Un ejemplo concreto para ilustrar el argumento: la película 21 gramos del director mexicano Alejandro González Iñárritu. El empleo de una forma narrativa no lineal, constante en su obra antes y después de 21 gramos, se presta adecuadamente para la explotación del recurso poético. Así, aunque la estética de González Iñárritu no equivale al “lirismo”de un Tarkovsky, el intercalar delicadamente historias paralelas hasta convertirlas en una misma placa narrativa, sí sugiere al espectador un tono de ambigüedad meditativa, casi “literaria”. Ángulos obtusos, efectos granulados, perspectivas distorsionadas son todos parte de los elementos estéticos de los que González Iñárritu se sirve para crear una experiencia visual que sea coherente con el curso narrativo de la película. Éste, a su vez, retorna de una manera prácticamente obsesiva al leitmotiv de “la vida continúa”, el cual se ve reforzado por una postura ético-filosófica que sostiene que “todo sucede por un motivo”.

Ya avanzada 21 gramos, el director hace uso pleno del artificio poético al poner en boca de su protagonista, Paul Rivers (Sean Penn), los primeros tres versos de un poema de Eugenio Montejo (quien permanece anónimo). Rivers ofrece a su amante Cristina Peck (Naomi Watts), a su vez viuda del hombre cuyo corazón ahora reside en el cuerpo de Rivers, unos versos a mitad de camino entre la justificación y el consuelo: “La tierra giró para acercarnos, / giró sobre sí misma y en nosotros / hasta juntarnos por fin en este sueño”. Cristina, atónita, sólo puede romper un breve silencio afirmando “Eso es hermoso”. Es ésta, precisamente, la reacción que González Iñárritu pretende conseguir en el espectador (cómplice y copartícipe) —una sensación de sobrecogimiento provocada por la belleza de un poema que, además, dibuja y esclarece el tema central del filme.

Inmerso en esta red de elementos dinámicos que va excitando el interés de quien ve, el poema pierde su autonomía y se convierte en un vehículo diseminador del concepto que se maneja en la producción. El primer plano de Sean Penn, su tono de voz y la reacción de Naomi Watts, son todos recursos fílmicos inmediatos que pretenden proyectar la significación del poema en una dirección deliberada. Todos ellos se combinan en la construcción de un mensaje que ya no guarda relación alguna con el mensaje original del poema y que, además, debe ser lo suficientemente impactante como para alejar la atención del espectador de cuestiones relativas a verosimilitud y probabilidad, irrelevantes para efectos de tal mensaje. Por lo tanto, sería quizás pedante el preguntarse cómo llega un profesor de matemáticas norteamericano a conocer la obra poética de un escritor venezolano. Más interesante, aunque igualmente inocuo, es el hecho de que en 2003, cuando 21 gramos fue estrenada, aún no existía una traducción al inglés de los poemas de Montejo.
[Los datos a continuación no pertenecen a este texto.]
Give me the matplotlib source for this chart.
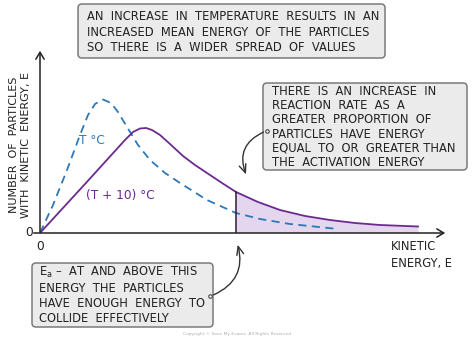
import matplotlib.pyplot as plt
from matplotlib.patches import FancyBboxPatch

# Energy / particle-count values (arbitrary units)
energy_t = [0, 13, 27, 40, 48, 55, 63, 71, 78, 87, 98, 110, 125, 140, 167, 196, 220, 250, 298]
count_t = [0, 28, 63, 98, 118, 129, 133.5, 130, 121, 106, 88, 73, 60, 50, 33, 20, 14, 9, 4]

energy_t10 = [0, 45, 85, 93, 100, 106, 112, 120, 130, 143, 155, 167, 182, 196, 218, 240, 265, 290, 315, 340, 378]
count_t10 = [0, 49, 93, 101, 104.5, 105, 103, 98, 89, 77, 68, 60, 50, 41, 31, 23, 17, 13, 10, 8, 6.5]

EA = 196
X_MAX = 408
Y_MAX = 185

BLUE = "#2f78b7"
PURPLE = "#6b2a8f"
SHADE = "#e3d6ee"
BOX_FILL = "#ebebeb"
BOX_EDGE = "#7a7a7a"
TEXT = "#222222"
FONT = 8.3

top_text = ("AN  INCREASE  IN  TEMPERATURE  RESULTS  IN  AN\n"
            "INCREASED  MEAN  ENERGY  OF  THE  PARTICLES\n"
            "SO  THERE  IS  A  WIDER  SPREAD  OF  VALUES")
right_text = ("THERE  IS  AN  INCREASE  IN\n"
              "REACTION  RATE  AS  A\n"
              "GREATER  PROPORTION  OF\n"
              "PARTICLES  HAVE  ENERGY\n"
              "EQUAL  TO  OR  GREATER THAN\n"
              "THE  ACTIVATION  ENERGY")
bottom_text = ("E$_\\mathregular{a}$ \u2013  AT  AND  ABOVE  THIS\n"
               "ENERGY  THE  PARTICLES\n"
               "HAVE  ENOUGH  ENERGY  TO\n"
               "COLLIDE  EFFECTIVELY")

W, H = 474, 339
fig = plt.figure(figsize=(W / 100, H / 100), dpi=100)

# main plot axes: origin at pixel (40, 233)
ax = fig.add_axes([40 / W, (H - 233) / H, X_MAX / W, Y_MAX / H])
ax.set_xlim(0, X_MAX)
ax.set_ylim(0, Y_MAX)
ax.axis("off")

ea_idx = energy_t10.index(EA)
ax.fill_between(energy_t10[ea_idx:], count_t10[ea_idx:], 0, color=SHADE, lw=0, zorder=1)
ax.plot(energy_t, count_t, color=BLUE, lw=1.3, ls=(0, (4.5, 3)), zorder=3)
ax.plot(energy_t10, count_t10, color=PURPLE, lw=1.3, zorder=3)
ax.plot([EA, EA], [-3, count_t10[ea_idx]], color="#2a1a3a", lw=1.1, zorder=4)

arrow_kw = dict(arrowstyle="->,head_length=0.5,head_width=0.3", color=TEXT, lw=1.1)
ax.annotate("", xy=(X_MAX, 0), xytext=(-2, 0), arrowprops=arrow_kw,
            annotation_clip=False, zorder=5)
ax.annotate("", xy=(0, Y_MAX), xytext=(0, -2), arrowprops=arrow_kw,
            annotation_clip=False, zorder=5)
ax.plot([-6, 0], [0, 0], color=TEXT, lw=1.1, clip_on=False)

# overlay in pixel coordinates for text and boxes
ov = fig.add_axes([0, 0, 1, 1])
ov.set_xlim(0, W)
ov.set_ylim(H, 0)
ov.axis("off")
ov.patch.set_alpha(0)


def box(x0, y0, x1, y1):
    ov.add_patch(FancyBboxPatch((x0, y0), x1 - x0, y1 - y0,
                                boxstyle="round,pad=0,rounding_size=4",
                                fc=BOX_FILL, ec=BOX_EDGE, lw=1.1))


box(78, 4, 385, 58)
ov.text(87, 32, top_text, fontsize=FONT, va="center", ha="left",
        linespacing=1.22, color=TEXT)

box(263, 83, 467, 170)
ov.text(272, 127, right_text, fontsize=FONT, va="center", ha="left",
        linespacing=1.13, color=TEXT)

box(32, 263, 213, 327)
ov.text(39, 295, bottom_text, fontsize=FONT, va="center", ha="left",
        linespacing=1.2, color=TEXT)

ov.text(20, 145, "NUMBER  OF  PARTICLES\nWITH  KINETIC  ENERGY, E", rotation=90,
        fontsize=8, ha="center", va="center", linespacing=1.3, color=TEXT)
ov.text(29, 233, "0", fontsize=FONT + 0.5, ha="center", va="center", color=TEXT)
ov.text(40, 247, "0", fontsize=FONT + 0.5, ha="center", va="center", color=TEXT)
ov.text(391, 255, "KINETIC\nENERGY, E", fontsize=FONT, ha="left", va="center",
        linespacing=1.3, color=TEXT)
ov.text(79, 140, "T \u00b0C", fontsize=FONT + 0.5, ha="left", va="center", color=BLUE)
ov.text(86, 195, "(T + 10) \u00b0C", fontsize=FONT + 0.5, ha="left", va="center", color=PURPLE)

ov.text(237, 334, "Copyright \u00a9 Save My Exams. All Rights Reserved",
        fontsize=3.2, ha="center", va="center", color="#b0b0b0")

# curved pointer arrows
ov.plot([210], [296], marker="o", ms=2.5, mfc="white", mec="#444444", mew=0.8)
ov.annotate("", xy=(237, 242), xytext=(211, 296),
            arrowprops=dict(arrowstyle="->,head_length=0.6,head_width=0.25",
                            color="#333333", lw=1.0,
                            connectionstyle="arc3,rad=0.45"))
ov.plot([267], [131], marker="o", ms=2.5, mfc="white", mec="#444444", mew=0.8)
ov.annotate("", xy=(247, 177), xytext=(266, 131),
            arrowprops=dict(arrowstyle="->,head_length=0.6,head_width=0.25",
                            color="#333333", lw=1.0,
                            connectionstyle="arc3,rad=0.5"))

fig.savefig("out.png", dpi=100)
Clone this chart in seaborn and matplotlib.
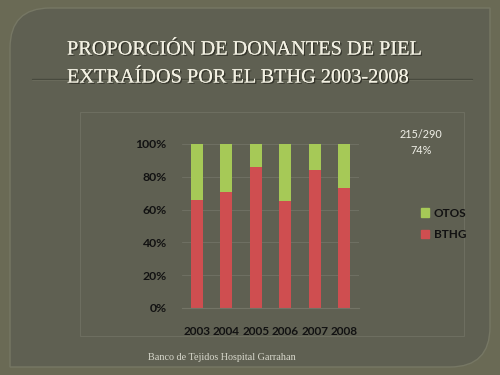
import matplotlib
matplotlib.use("Agg")
import matplotlib.pyplot as plt
import matplotlib.patheffects as pe
from matplotlib.path import Path
from matplotlib.patches import PathPatch, Rectangle, Patch
import pandas as pd
import seaborn as sns

# data
years = ["2003", "2004", "2005", "2006", "2007", "2008"]
bthg = [66, 70.5, 86, 65, 84, 73]
otos = [100 - v for v in bthg]
title_lines = ["PROPORCIÓN DE DONANTES DE PIEL", "EXTRAÍDOS POR EL BTHG 2003-2008"]
note = ["215/290", "74%"]
footer = "Banco de Tejidos Hospital Garrahan"

outer_bg = "#6a6a55"
panel_bg = "#5f6052"
red = "#cf4e50"
green = "#a6c957"

sns.set_style("white")
plt.rcParams["font.family"] = ["Lato", "DejaVu Sans"]

fig = plt.figure(figsize=(5, 3.75), dpi=100, facecolor=outer_bg)

# slide panel with two rounded corners (top-left, bottom-right)
bg = fig.add_axes([0, 0, 1, 1])
bg.set_xlim(0, 500)
bg.set_ylim(375, 0)
bg.axis("off")
x0, x1, y0, y1, r = 10, 490, 8, 367, 40
verts = [(x0 + r, y0), (x1, y0), (x1, y1 - r), (x1, y1), (x1 - r, y1),
         (x0, y1), (x0, y0 + r), (x0, y0), (x0 + r, y0)]
codes = [Path.MOVETO, Path.LINETO, Path.LINETO, Path.CURVE3, Path.CURVE3,
         Path.LINETO, Path.LINETO, Path.CURVE3, Path.CURVE3]
bg.add_patch(PathPatch(Path(verts, codes), facecolor=panel_bg,
                       edgecolor="#767764", lw=1))
# line under title
bg.plot([32, 472], [79, 79], color="#484a3e", lw=1)
bg.plot([32, 472], [80, 80], color="#6c6d5e", lw=0.6)
# chart frame
bg.add_patch(Rectangle((80, 112), 384, 224, fill=False, edgecolor="#6d6e60", lw=0.8))

shadow = [pe.withSimplePatchShadow(offset=(1, -1), shadow_rgbFace="#2a2a22", alpha=0.8), pe.Normal()]
for i, line in enumerate(title_lines):
    bg.text(67, 50 + 28 * i, line, fontsize=14.6, color="#f2f0e2",
            family=["Liberation Serif", "DejaVu Serif"], va="center", ha="left",
            path_effects=shadow)

bg.text(421, 135, note[0], fontsize=7.8, color="#f0f0e8", ha="center", va="center")
bg.text(421, 150, note[1], fontsize=7.8, color="#f0f0e8", ha="center", va="center")
bg.text(148, 358, footer, fontsize=7.3, color="#d8d8cc",
        family=["Liberation Serif", "DejaVu Serif"], va="center", ha="left")

# chart
df = pd.DataFrame({"year": years, "BTHG": bthg, "OTOS": otos})
df["total"] = df["BTHG"] + df["OTOS"]

ax = fig.add_axes([0.364, 0.179, 0.354, 0.437])
ax.set_facecolor("none")
sns.barplot(data=df, x="year", y="total", color=green, width=0.42,
            saturation=1, linewidth=0, ax=ax)
sns.barplot(data=df, x="year", y="BTHG", color=red, width=0.42,
            saturation=1, linewidth=0, ax=ax)
ax.set_ylim(0, 100)
ax.set_yticks([0, 20, 40, 60, 80, 100])
ax.set_yticklabels([f"{t}%" for t in [0, 20, 40, 60, 80, 100]])
ax.set_xlabel("")
ax.set_ylabel("")
ax.set_axisbelow(True)
ax.grid(axis="y", color="#6e6f62", lw=0.8)
for s in ["top", "right", "left"]:
    ax.spines[s].set_visible(False)
ax.spines["bottom"].set_color("#737466")
ax.tick_params(axis="y", length=0, pad=11, labelsize=8.8)
ax.tick_params(axis="x", length=0, pad=13, labelsize=8.5)
for lbl in ax.get_yticklabels() + ax.get_xticklabels():
    lbl.set_fontweight("bold")
    lbl.set_color("#121212")

handles = [Patch(color=green, label="OTOS"), Patch(color=red, label="BTHG")]
fig.legend(handles=handles, loc="center left", bbox_to_anchor=(410 / 500, 1 - 224 / 375),
           frameon=False, handlelength=0.7, handleheight=0.7, handletextpad=0.4,
           labelspacing=0.9, prop={"size": 8.5, "weight": "bold"}, labelcolor="#121212")

fig.savefig("out.png", dpi=100, facecolor=outer_bg)
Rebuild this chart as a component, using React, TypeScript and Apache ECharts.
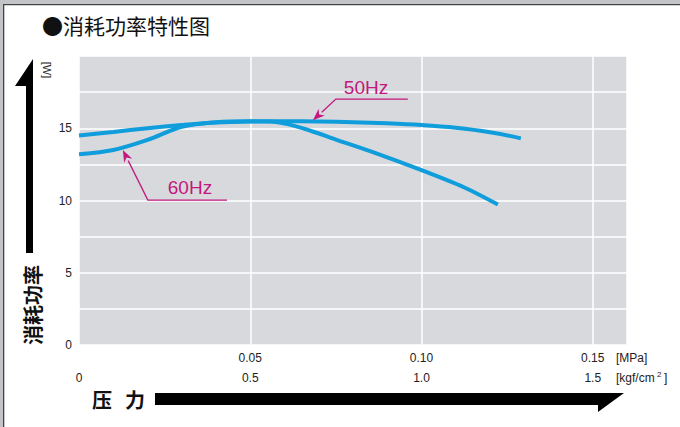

Con lo cual, la “apropiación” de “La tierra giró para acercarnos” por parte de González Iñárritu y Fernando Arriaga (guionista) es total, al utilizar una traducción que en su momento era única y original.

Así, el hecho de que en esta instancia específica el contenido del poema sea compatible con el mensaje del filme es una circunstancia, al menos, feliz, y no acarrea mayores consecuencias. En otros casos, los discursos —y recursos— estético, narrativo y semántico (en síntesis, los códigos) de la película podrían apuntar en otras direcciones, y así satirizar, banalizar, tergiversar o hacer uso humorístico del texto poético. Sin embargo, una vez incluido el poema en un contexto audiovisual, éste “muta” y se transforma en código fílmico al servicio de los creadores, en su lance por conseguir efectos específicos. Ya en esta situación, el poema se vuelve tan válido como otros recursos para funcionar como ardid fílmico, y su efectividad dependerá en buena medida del director y su arte para manipularlo convincente y asertivamente.

Lo cual no implica que exista, en efecto, un punto medio entre cine y poesía. Sin embargo, lo que sí implica es que al menos dentro del código cinematográfico existe la posibilidad de hacer de la literatura, de la poesía, un recurso más creativo, aunque complementario, de la producción.